As both collections use different unique identifiers for their specimens (BR-numbers at the Meise herbarium and Tw-numbers at the Tervuren xylarium), most wood and herbarium samples could not be linked, based on those BR and Tw identifiers. However, for some herbarium samples stored at Meise BG, the Tw-number of the associated wood sample at the Tervuren xylarium was available on the herbarium labels and in the herbarium database. In those cases, the samples could be linked directly and the match was verified by comparing the scientific taxon name, collector name and collection number of each sample. Xylarium samples, for which the Tw-number was not available in the herbarium database, were linked to their corresponding herbarium record(s) by matching a combination of three variables: collector, collector number and country of collection. After creating a uniformly formatted list of these variables for the two databases, both were merged. Linked records were verified by comparing scientific species and/or family names. Missing information (in either database) was added when possible, mostly by using metadata available from the labels on digitised herbarium sheets (available at www.botanicalcollections.be). In case of outdated taxonomic names or defunct classification systems, corrections were made so that a higher number of records could be matched. If Tw-numbers were matched to more than one BR-number, the collector name, the collector number and the date of collection were compared for these multiple hits to verify whether all BR-samples truly belonged to the same individual field collecting event.

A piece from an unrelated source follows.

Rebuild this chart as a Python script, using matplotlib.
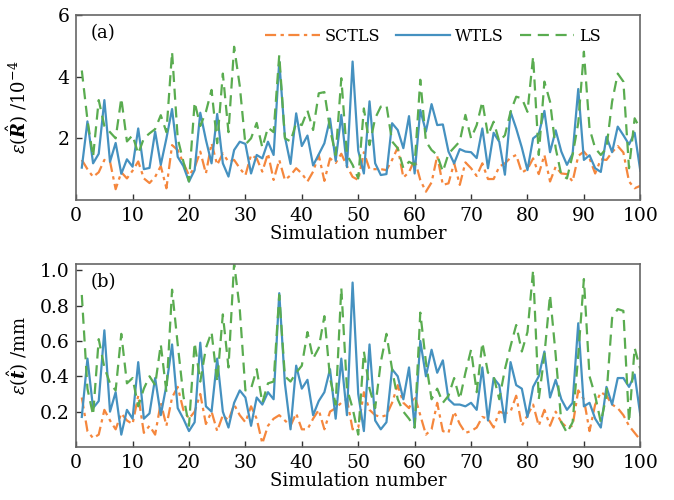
import matplotlib
matplotlib.use("Agg")
import matplotlib.pyplot as plt
import numpy as np

# simulation index
sim = np.arange(1, 101)

# panel (a): rotation error / 1e-4
sctls_r = [1.3, 1.0, 0.75, 0.9, 1.3, 1.25, 0.35, 0.9, 0.7, 0.95,
           1.25, 0.7, 0.55, 0.75, 1.1, 0.38, 1.78, 1.62, 1.2, 0.8,
           1.05, 1.57, 0.86, 1.84, 1.14, 1.51, 1.24, 1.3, 1.03, 0.8,
           1.46, 1.35, 0.92, 1.51, 0.65, 1.3, 0.65, 0.8, 1.03, 0.86,
           0.6, 0.92, 1.46, 0.62, 1.35, 1.2, 1.5, 1.1, 0.75, 0.65,
           1.55, 1.0, 1.0, 1.0, 0.97, 1.3, 1.7, 0.73, 0.9, 1.32,
           0.65, 0.27, 0.57, 1.43, 0.49, 0.54, 1.2, 0.49, 1.22, 1.03,
           0.78, 1.19, 0.68, 0.68, 1.08, 1.19, 1.37, 1.46, 0.89, 1.0,
           1.35, 0.84, 1.46, 0.6, 1.08, 0.86, 0.84, 0.6, 1.43, 1.57,
           1.35, 0.86, 1.32, 1.3, 1.55, 1.75, 1.54, 0.6, 0.38, 0.46]
wtls_r = [1.05, 2.55, 1.19, 1.5, 3.24, 1.24, 1.85, 0.85, 1.32, 1.08,
          2.32, 1.0, 1.04, 2.22, 1.14, 2.0, 2.95, 1.4, 1.1, 0.6,
          0.97, 2.83, 1.95, 1.19, 2.79, 1.19, 0.76, 1.62, 1.89, 1.82,
          0.86, 1.46, 1.35, 1.89, 1.46, 4.5, 2.05, 1.17, 2.81, 1.75,
          2.09, 1.12, 1.48, 1.84, 2.64, 1.27, 2.76, 1.07, 4.49, 1.6,
          0.86, 3.2, 1.19, 0.81, 0.84, 2.49, 2.27, 1.68, 2.72, 0.86,
          2.92, 2.22, 3.11, 2.43, 2.45, 1.57, 1.19, 1.65, 1.57, 1.55,
          1.36, 2.32, 1.03, 2.18, 1.89, 0.82, 2.86, 2.32, 1.7, 0.97,
          2.0, 2.14, 2.89, 1.55, 2.26, 1.57, 1.14, 1.5, 3.6, 1.3,
          1.45, 1.03, 0.91, 2.05, 1.55, 2.38, 2.1, 1.8, 2.18, 0.95]
ls_r = [4.2, 2.6, 1.4, 3.24, 2.4, 2.2, 2.0, 3.3, 1.9, 2.1,
        1.5, 2.0, 2.16, 2.3, 2.75, 2.2, 4.8, 2.0, 1.25, 0.6,
        3.17, 2.4, 2.86, 3.57, 1.84, 4.1, 2.2, 4.97, 3.7, 1.8,
        2.0, 2.5, 1.7, 2.35, 2.2, 4.7, 2.0, 1.9, 2.5, 2.43,
        2.9, 2.27, 3.46, 3.5, 2.3, 1.46, 3.95, 1.46, 1.14, 0.7,
        2.97, 1.78, 2.65, 3.03, 3.08, 1.9, 1.68, 1.03, 1.24, 1.14,
        3.9, 1.9, 1.62, 1.46, 0.92, 1.5, 1.7, 1.9, 2.76, 2.0,
        2.43, 3.19, 2.1, 2.54, 1.9, 2.1, 2.86, 3.35, 3.3, 2.86,
        4.65, 1.46, 3.84, 3.19, 1.68, 0.81, 0.7, 1.46, 2.5, 4.81,
        2.32, 1.68, 1.46, 1.68, 3.19, 4.1, 3.84, 1.03, 2.65, 2.3]

# panel (b): translation error / mm
sctls_t = [0.28, 0.09, 0.05, 0.07, 0.21, 0.15, 0.1, 0.19, 0.15, 0.13,
           0.29, 0.08, 0.12, 0.07, 0.25, 0.12, 0.28, 0.34, 0.21, 0.16,
           0.2, 0.3, 0.13, 0.2, 0.09, 0.18, 0.15, 0.24, 0.18, 0.14,
           0.23, 0.16, 0.02, 0.12, 0.16, 0.18, 0.15, 0.12, 0.19, 0.1,
           0.1, 0.16, 0.21, 0.1, 0.2, 0.22, 0.25, 0.27, 0.1, 0.11,
           0.31, 0.21, 0.18, 0.17, 0.18, 0.25, 0.35, 0.25, 0.22, 0.29,
           0.18, 0.07, 0.1, 0.25, 0.09, 0.08, 0.2, 0.13, 0.08, 0.09,
           0.11, 0.17, 0.16, 0.11, 0.2, 0.19, 0.2, 0.29, 0.12, 0.18,
           0.24, 0.12, 0.21, 0.12, 0.2, 0.14, 0.11, 0.12, 0.32, 0.27,
           0.09, 0.24, 0.31, 0.29, 0.24, 0.22, 0.18, 0.12, 0.08, 0.04]
wtls_t = [0.17, 0.5, 0.22, 0.26, 0.66, 0.2, 0.31, 0.07, 0.21, 0.16,
          0.48, 0.16, 0.19, 0.39, 0.18, 0.35, 0.58, 0.22, 0.16, 0.09,
          0.14, 0.59, 0.23, 0.2, 0.5, 0.2, 0.11, 0.25, 0.32, 0.28,
          0.12, 0.28, 0.24, 0.31, 0.27, 0.87, 0.36, 0.1, 0.46, 0.33,
          0.38, 0.18, 0.26, 0.31, 0.44, 0.16, 0.5, 0.18, 0.93, 0.3,
          0.09, 0.58, 0.15, 0.1, 0.14, 0.44, 0.4, 0.27, 0.45, 0.11,
          0.6, 0.4, 0.55, 0.42, 0.49, 0.27, 0.24, 0.24, 0.23, 0.25,
          0.21, 0.45, 0.15, 0.39, 0.35, 0.14, 0.48, 0.35, 0.33, 0.17,
          0.34, 0.4, 0.54, 0.28, 0.38, 0.27, 0.21, 0.25, 0.7, 0.23,
          0.25, 0.16, 0.11, 0.34, 0.24, 0.39, 0.39, 0.34, 0.41, 0.18]
ls_t = [0.86, 0.33, 0.18, 0.61, 0.45, 0.36, 0.32, 0.64, 0.36, 0.39,
        0.23, 0.33, 0.4, 0.35, 0.58, 0.31, 0.89, 0.58, 0.29, 0.12,
        0.59, 0.37, 0.56, 0.65, 0.37, 0.75, 0.45, 1.04, 0.78, 0.32,
        0.33, 0.44, 0.25, 0.36, 0.37, 0.86, 0.4, 0.37, 0.42, 0.46,
        0.65, 0.5, 0.56, 0.74, 0.39, 0.24, 0.9, 0.33, 0.22, 0.07,
        0.54, 0.33, 0.22, 0.48, 0.64, 0.44, 0.27, 0.2, 0.16, 0.11,
        0.76, 0.48, 0.27, 0.33, 0.25, 0.29, 0.39, 0.27, 0.42, 0.55,
        0.31, 0.59, 0.42, 0.4, 0.27, 0.44, 0.57, 0.69, 0.54, 0.65,
        1.0, 0.27, 0.52, 0.86, 0.52, 0.14, 0.08, 0.14, 0.52, 0.95,
        0.4, 0.29, 0.14, 0.29, 0.73, 0.78, 0.77, 0.14, 0.56, 0.44]

labels = ["SCTLS", "WTLS", "LS"]
colors = ["#f5873d", "#4591c0", "#5aac50"]
styles = [(0, (5, 2, 1.5, 2)), "-", (0, (5, 3))]

plt.rcParams["font.family"] = "DejaVu Serif"
plt.rcParams["mathtext.fontset"] = "dejavuserif"
plt.rcParams["font.size"] = 13

fig = plt.figure(figsize=(6.74, 5.0), dpi=100)
ax1 = fig.add_axes([0.113, 0.6, 0.837, 0.37])
ax2 = fig.add_axes([0.113, 0.106, 0.837, 0.366])

for ax, series in ((ax1, (sctls_r, wtls_r, ls_r)), (ax2, (sctls_t, wtls_t, ls_t))):
    for y, lab, c, st in zip(series, labels, colors, styles):
        ax.plot(sim, y, color=c, linestyle=st, lw=1.6, label=lab)
    ax.set_xlim(0, 100)
    ax.set_xticks(range(0, 101, 10))
    ax.tick_params(direction="in", length=4, width=1, colors="#333333",
                   labelcolor="black", labelsize=13.5, pad=5)
    for s in ax.spines.values():
        s.set_color("#666666")
        s.set_linewidth(1.2)
    ax.set_xlabel("Simulation number", fontsize=13, labelpad=0)
    ax.yaxis.set_label_coords(-0.08, 0.5)

ax1.set_ylim(0, 6)
ax1.set_yticks([2, 4, 6])
ax2.set_ylim(0, 1.035)
ax2.set_yticks([0.2, 0.4, 0.6, 0.8, 1.0])

ax1.set_ylabel(r"$\varepsilon(\hat{\mathbfit{R}})$ /10$^{-4}$", fontsize=13)
ax2.set_ylabel(r"$\varepsilon(\hat{\mathbfit{t}})$ /mm", fontsize=13)

ax1.text(0.025, 0.95, "(a)", transform=ax1.transAxes, fontsize=13, va="top")
ax2.text(0.025, 0.95, "(b)", transform=ax2.transAxes, fontsize=13, va="top")

ax1.legend(loc="upper right", bbox_to_anchor=(0.955, 1.01), ncol=3, frameon=False,
           handlelength=3.4, columnspacing=1.0, handletextpad=0.3, fontsize=11.5)

fig.savefig("out.png", dpi=100)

The interlinked xylarium-herbarium data were updated in the open-access herbarium database of Meise BG (www.botanicalcollections.be), as well as in the open-access Tervuren Xylarium Wood database (http://xylarium.africamuseum.be). The complete dataset of linked specimens (Suppl. material 1) was also uploaded to the open-access repository Zenodo (DOI: 10.5281/zenodo.4534448).

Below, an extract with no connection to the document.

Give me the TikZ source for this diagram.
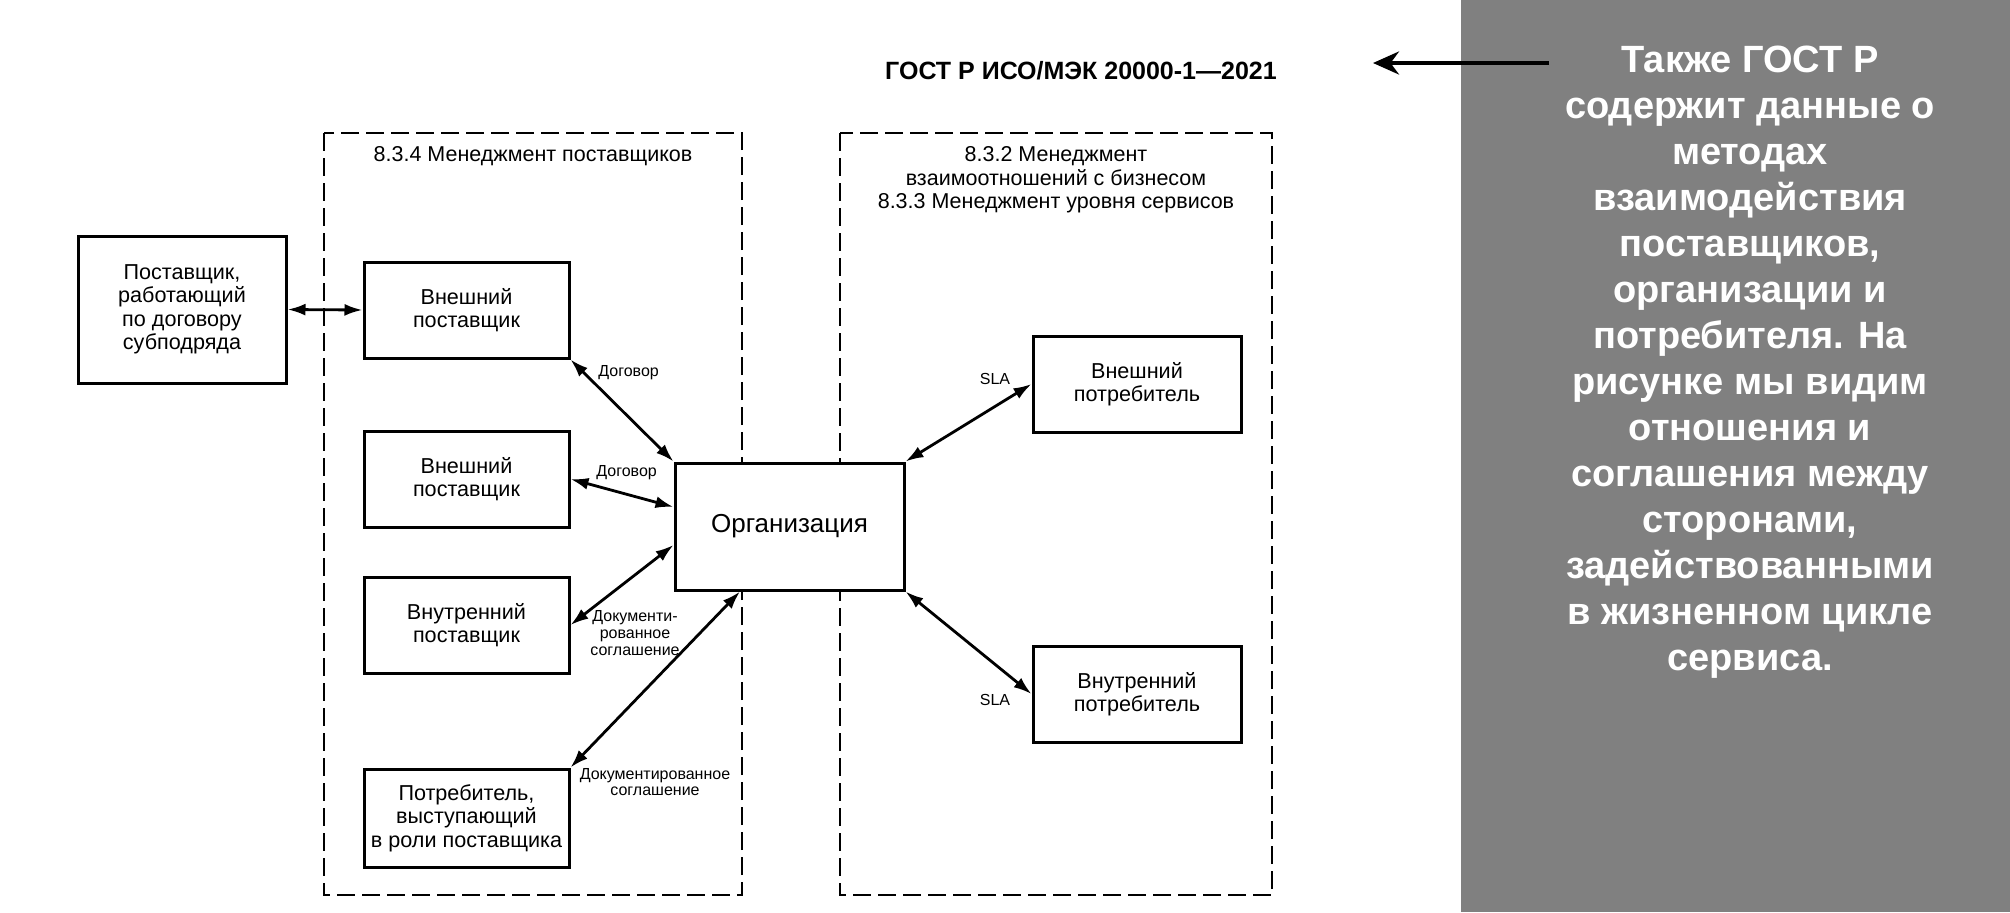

The presented dataset focussed on the Tw wood and BR herbarium specimens collected on the African continent. Sorting the linked BR- and Tw-records by country of collection (Table 1) demonstrated that approximately 75% of the specimens (4,997 specimens) were collected in DR Congo. This is due to the large collecting efforts of (Belgian) researchers at the time when DR Congo was a Belgian colony and due to the bilateral connection that is still maintained between these countries. The second best represented country was Angola with 522 specimens (ca. 8%), followed by the Republic of the Congo with 229 specimens (ca. 3%).

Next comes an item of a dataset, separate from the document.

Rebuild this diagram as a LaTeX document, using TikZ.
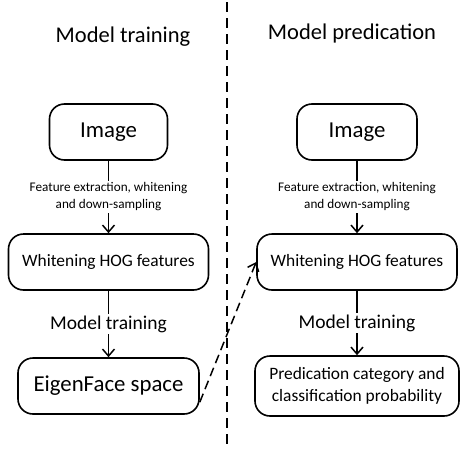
\documentclass[tikz,border=0pt]{standalone}
\usepackage{fontspec}
\setmainfont{Carlito}
\usetikzlibrary{arrows.meta}
\tikzstyle{title} = [font=\fontsize{22.5}{27}\selectfont]
\tikzstyle{startstop} = [rectangle, rounded corners=15pt, minimum height=56pt, text centered, draw=black, line width=1.6pt, font=\fontsize{22.8}{27}\selectfont]
\tikzstyle{process} = [rectangle, rounded corners=15pt, minimum height=56pt, text centered, align=center, draw=black, line width=1.6pt, font=\fontsize{17.4}{22}\selectfont]
\tikzstyle{lbl} = [fill=white, inner sep=1.5pt, align=center]
\tikzstyle{arrow} = [line width=1.5pt, -{Straight Barb[length=7pt,width=12pt]}]
\tikzstyle{divider} = [line width=1.8pt, dash pattern=on 10pt off 6pt]

\begin{document}
\begin{tikzpicture}[x=1pt, y=1pt]
\useasboundingbox (0,0) rectangle (474,-453);
  % Titles and divider
\node (ttrain) [title] at (123,-37) {Model training};
\node (tpred) [title] at (352,-33) {Model predication};
\coordinate (dtop) at (227,-2);
\coordinate (dbot) at (227,-448);
\draw [divider] (dtop) -- (dbot);

% Training column
\node (img1) [startstop, minimum width=118pt] at (108.5,-132) {Image};
\node (hog1) [process, minimum width=200pt, below of=img1, node distance=130pt] {Whitening HOG features};
\node (eigen) [startstop, minimum width=181pt, below of=hog1, node distance=124pt] {EigenFace space};

% Predication column
\node (img2) [startstop, minimum width=120pt] at (357,-132) {Image};
\node (hog2) [process, minimum width=200pt, below of=img2, node distance=130pt] {Whitening HOG features};
\node (pred) [process, minimum width=204pt, minimum height=60pt, below of=hog2, node distance=124pt] {Predication category and\\classification probability};

% Draw the arrows
\draw [arrow] (img1) -- node[lbl, font=\fontsize{13.2}{17}\selectfont] {Feature extraction, whitening\\and down-sampling} (hog1);
\draw [arrow] (hog1) -- node[lbl, font=\fontsize{19.5}{23}\selectfont] {Model training} (eigen);
\draw [arrow] (img2) -- node[lbl, font=\fontsize{13.2}{17}\selectfont] {Feature extraction, whitening\\and down-sampling} (hog2);
\draw [arrow] (hog2) -- node[lbl, font=\fontsize{19.5}{23}\selectfont] {Model training} (pred);
\draw [arrow, dash pattern=on 9pt off 5pt] (eigen.-10) -- (hog2.west);

\end{tikzpicture}
\end{document}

The linked specimens belonged to 168 different plant families of which the Fabaceae was best represented (ca. 15%), followed by the Rubiaceae (ca. 10%) and Euphorbiaceae (ca. 8%). It is not surprising that the Fabaceae and Rubiaceae were the most sampled families, since they are ranked third and fourth, respectively, amongst the most species-rich flowering plant families (Christenhusz and Byng 2016). Furthermore, both families consist of several species with a woody habit, ranging from shrubs and lianas to large canopy trees. The Fabaceae also comprises a large number of tree species that are used for timber production (Mbala 2003). The species with most matches between xylarium and herbarium specimens (Table 2) was Combretum collinum Fresen. (18 specimens), followed by Syzygium staudtii (Engl.) Mildbr., Dichapetalum madagascariense Poir. and Alafia ludida Stapf, each with 17 matched specimens. The top ten of best represented species were completed with Symphonia globulifera L.f., Sorindeia africana (Engl.) Van der Veken, Maranthes glabra (Oliv.) Prance, Greenwayodendron suaveolens (Engl. & Diels) Verdc., Entandrophragma angolense (Welw.) C.DC. and Dialium pachyphyllum Harms, each with 16 linked xylarium-herbarium specimens.